今でもそうだが、私は体育とかスポーツとかいうものが嫌いだ。日本の再軍備を唱えていたような人間が体練を嫌うとは何事か、と思うかもしれないが、まあ一種の性格のようなものだから仕方がない。しかし、私の住んでいた某A県は現在に至るまで軍国主義教育の色濃く、貴重な休息時間に「外で運動しろ」という無謀な命令を突きつけてくるのだった。仕方なく私は聖地・図書室に逃れ、読書にいそしむ毎日を送っていた。
図書室に逃れた人間は外に連れ出さない、というのがルールだった。ところがある日方針が変わったのか、週番(権力の手先)が図書室にまで乗り込んでくるようになり、小学校の図書室は断末魔の叫びあふれる修羅場地獄絵図に変貌した。私は廊下の脇に積み上げられている整理中の本の山に目を付け、その中に身を隠すことにした。
そこで私は様々な本を読んだ。書棚に開架されない貴重な資料がそこにはあった。

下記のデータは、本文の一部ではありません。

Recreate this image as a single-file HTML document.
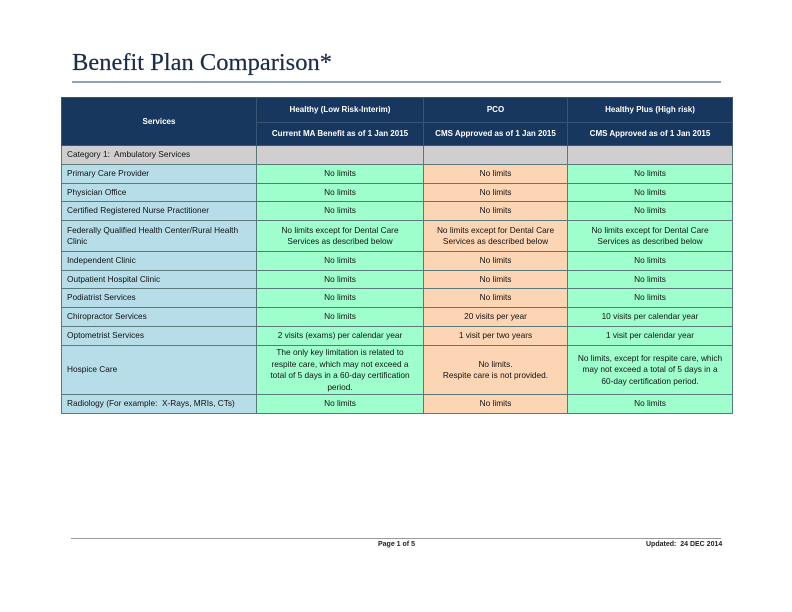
<!DOCTYPE html>
<html><head><meta charset="utf-8"><style>
body{margin:0;width:792px;height:612px;background:#fff;position:relative;font-family:"Liberation Sans",sans-serif;overflow:hidden}
.title{position:absolute;left:72px;top:49px;font-family:"Liberation Serif",serif;font-size:24.5px;color:#1b2d4a;white-space:nowrap;-webkit-text-stroke:0.2px #1b2d4a}
.hr{position:absolute;left:72px;top:81px;width:649px;height:2px;background:#8ea4bd}
table{position:absolute;left:61px;top:97px;border-collapse:collapse;table-layout:fixed;width:671px}
td{border:1px solid #5a7a7a;font-size:8.3px;color:#111;text-align:center;padding:0 3px;line-height:11.5px;overflow:hidden}
.h td{background:#17375e;color:#fff;border-color:#3a5677;font-weight:bold;font-size:8px}
.s{background:#b6dde8;text-align:left;padding-left:5px}
.g{background:#9effcc}
.p{background:#fcd5b4}
.w td.g,.w td.p{padding:0 9px}
.c td{background:#d0cecf}
.f1{position:absolute;left:71px;top:538px;width:650px;height:1px;background:#999}
.ft{position:absolute;top:541px;font-size:7px;font-weight:bold;color:#222}
</style></head><body>
<div class="title">Benefit Plan Comparison*</div>
<div class="hr"></div>
<table>
<colgroup><col style="width:195px"><col style="width:167px"><col style="width:144px"><col style="width:165px"></colgroup>
<tr class="h" style="height:25px"><td rowspan="2">Services</td><td>Healthy (Low Risk-Interim)</td><td>PCO</td><td>Healthy Plus (High risk)</td></tr>
<tr class="h" style="height:23px"><td>Current MA Benefit as of 1 Jan 2015</td><td>CMS Approved as of 1 Jan 2015</td><td>CMS Approved as of 1 Jan 2015</td></tr>
<tr class="c" style="height:19px"><td style="text-align:left;padding-left:5px">Category 1:&nbsp; Ambulatory Services</td><td></td><td></td><td></td></tr>
<tr style="height:19px"><td class="s">Primary Care Provider</td><td class="g">No limits</td><td class="p">No limits</td><td class="g">No limits</td></tr>
<tr style="height:18px"><td class="s">Physician Office</td><td class="g">No limits</td><td class="p">No limits</td><td class="g">No limits</td></tr>
<tr style="height:19px"><td class="s">Certified Registered Nurse Practitioner</td><td class="g">No limits</td><td class="p">No limits</td><td class="g">No limits</td></tr>
<tr class="w" style="height:31px"><td class="s">Federally Qualified Health Center/Rural Health Clinic</td><td class="g">No limits except for Dental Care Services as described below</td><td class="p">No limits except for Dental Care Services as described below</td><td class="g">No limits except for Dental Care Services as described below</td></tr>
<tr style="height:19px"><td class="s">Independent Clinic</td><td class="g">No limits</td><td class="p">No limits</td><td class="g">No limits</td></tr>
<tr style="height:18px"><td class="s">Outpatient Hospital Clinic</td><td class="g">No limits</td><td class="p">No limits</td><td class="g">No limits</td></tr>
<tr style="height:19px"><td class="s">Podiatrist Services</td><td class="g">No limits</td><td class="p">No limits</td><td class="g">No limits</td></tr>
<tr style="height:19px"><td class="s">Chiropractor Services</td><td class="g">No limits</td><td class="p">20 visits per year</td><td class="g">10 visits per calendar year</td></tr>
<tr style="height:19px"><td class="s">Optometrist Services</td><td class="g">2 visits (exams) per calendar year</td><td class="p">1 visit per two years</td><td class="g">1 visit per calendar year</td></tr>
<tr class="w" style="height:49px"><td class="s">Hospice Care</td><td class="g">The only key limitation is related to respite care, which may not exceed a total of 5 days in a 60-day certification period.</td><td class="p">No limits.<br>Respite care is not provided.</td><td class="g">No limits, except for respite care, which may not exceed a total of 5 days in a 60-day certification period.</td></tr>
<tr style="height:19px"><td class="s">Radiology (For example:&nbsp; X-Rays, MRIs, CTs)</td><td class="g">No limits</td><td class="p">No limits</td><td class="g">No limits</td></tr>
</table>
<div class="f1"></div>
<div class="ft" style="left:378px">Page 1 of 5</div>
<div class="ft" style="left:646px">Updated:&nbsp; 24 DEC 2014</div>
</body></html>
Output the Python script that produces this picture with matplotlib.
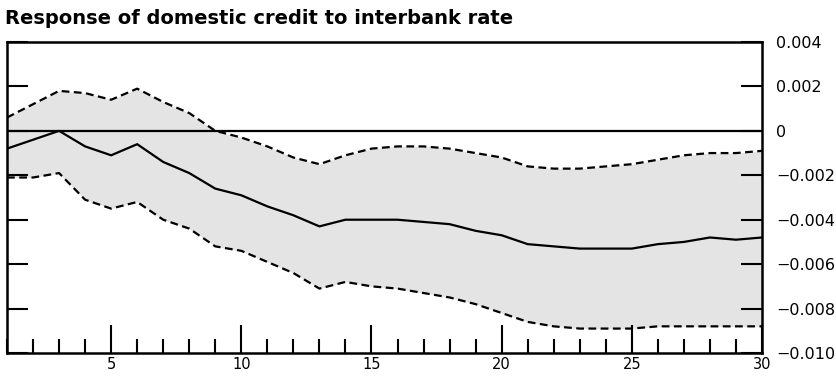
import numpy as np
import matplotlib
matplotlib.use("Agg")
import matplotlib.pyplot as plt
from matplotlib.ticker import MultipleLocator, FixedLocator

# impulse response, periods 1..30
periods = list(range(1, 31))
response = [-0.0008, -0.0004, 0.0000, -0.0007, -0.0011, -0.0006, -0.0014, -0.0019,
            -0.0026, -0.0029, -0.0034, -0.0038, -0.0043, -0.0040, -0.0040, -0.0040,
            -0.0041, -0.0042, -0.0045, -0.0047, -0.0051, -0.0052, -0.0053, -0.0053,
            -0.0053, -0.0051, -0.0050, -0.0048, -0.0049, -0.0048]
upper = [0.0006, 0.0012, 0.0018, 0.0017, 0.0014, 0.0019, 0.0013, 0.0008,
         0.0000, -0.0003, -0.0007, -0.0012, -0.0015, -0.0011, -0.0008, -0.0007,
         -0.0007, -0.0008, -0.0010, -0.0012, -0.0016, -0.0017, -0.0017, -0.0016,
         -0.0015, -0.0013, -0.0011, -0.0010, -0.0010, -0.0009]
lower = [-0.0021, -0.0021, -0.0019, -0.0031, -0.0035, -0.0032, -0.0040, -0.0044,
         -0.0052, -0.0054, -0.0059, -0.0064, -0.0071, -0.0068, -0.0070, -0.0071,
         -0.0073, -0.0075, -0.0078, -0.0082, -0.0086, -0.0088, -0.0089, -0.0089,
         -0.0089, -0.0088, -0.0088, -0.0088, -0.0088, -0.0088]

title = "Response of domestic credit to interbank rate"
y_ticks = [-0.010, -0.008, -0.006, -0.004, -0.002, 0, 0.002, 0.004]
y_labels = ["\u22120.010", "\u22120.008", "\u22120.006", "\u22120.004", "\u22120.002",
            "0", "0.002", "0.004"]

fig = plt.figure(figsize=(8.37, 3.76), dpi=100)
ax = fig.add_axes([7 / 837, 23 / 376, 755 / 837, 311 / 376])

ax.fill_between(periods, lower, upper, color="#e4e4e4", lw=0)
ax.axhline(0, color="black", lw=1.6)
ax.plot(periods, response, color="black", lw=1.6)
ax.plot(periods, upper, color="black", lw=1.6, dashes=(3.5, 2))
ax.plot(periods, lower, color="black", lw=1.6, dashes=(3.5, 2))

ax.set_xlim(1, 30)
ax.set_ylim(-0.010, 0.004)

ax.xaxis.set_major_locator(MultipleLocator(5))
ax.xaxis.set_minor_locator(MultipleLocator(1))
ax.tick_params(axis="x", which="major", direction="in", length=20, width=1.5,
               labelsize=10.5, pad=3)
ax.tick_params(axis="x", which="minor", direction="in", length=10, width=1.5)

ax.yaxis.set_major_locator(FixedLocator(y_ticks))
ax.set_yticklabels(y_labels)
ax.yaxis.tick_right()
ax.tick_params(axis="y", which="major", direction="in", length=15, width=1.5,
               labelsize=11.5, pad=10, left=True, right=True, labelleft=False,
               labelright=True)

for s in ax.spines.values():
    s.set_linewidth(1.8)

fig.text(5 / 837, 1 - 18 / 376, title, fontsize=14, fontweight="bold",
         ha="left", va="center")

fig.savefig("out.png", dpi=100)
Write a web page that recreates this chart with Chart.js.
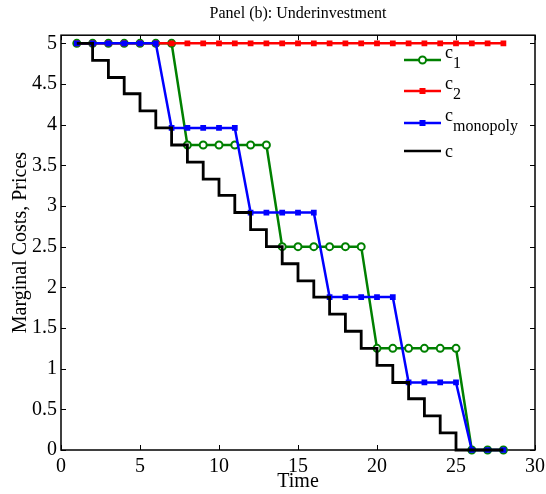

そしてそこで、私は真実を知ったのだ。
前述のように私の心には反米思想が横たわっている。そして、そのアメリカに戦いを挑んだ日本は正義の国だと思っていた。ところが、私が手にした書物の数々には、日本軍が犯した愚劣な悪行の数々が記されていた。私は悩んだ。アメリカはもちろん悪。しかし、それに戦いを挑んだ日本も悪。悪が悪と悪の戦いを繰り広げる・・・・正しいのはどっちだ。今でこそ「どっちも悪い」という結論を出せる事柄でも、当時の私にとっては大問題だった。
そんな折り、当時の中曽根首相が電撃的に衆議院を解散した。1986年の衆参同日選である。町中に選挙ポスターが貼られ、通学路は色とりどりだった。そんな中に、私の目を引いた看板があった。大人背くらいの高さがあり、日米両政府への批判を絵文字で書き連ねた看板だった。いわゆる、「おはようございます」という文の「は」を葉っぱの絵で描いたり、「ます」を魚の絵で描いたり、というあれである。見方によってはずいぶんふざけた看板だが、小学生の私に訴えかけるには十分な効果があった。それが、共産党の看板だった。
私の迷いは吹っ切れた。「日本もアメリカも敵である」という、確固たる信念を得ることができた。同時に私は過激派を目指すようになったのだが、これは一般的日本人の大多数が抱いている「共産党」=「左翼」=「過激派」という誤った連鎖的誤解によるものである。まあこの目標は、その後「内ゲバ」という言葉の意味を知ってから消えたのだが、その間私は過去にも先にも例がないほど猛勉強した(と自覚している)。まあ、人生なんであれ目標を持つというのはいいことだ。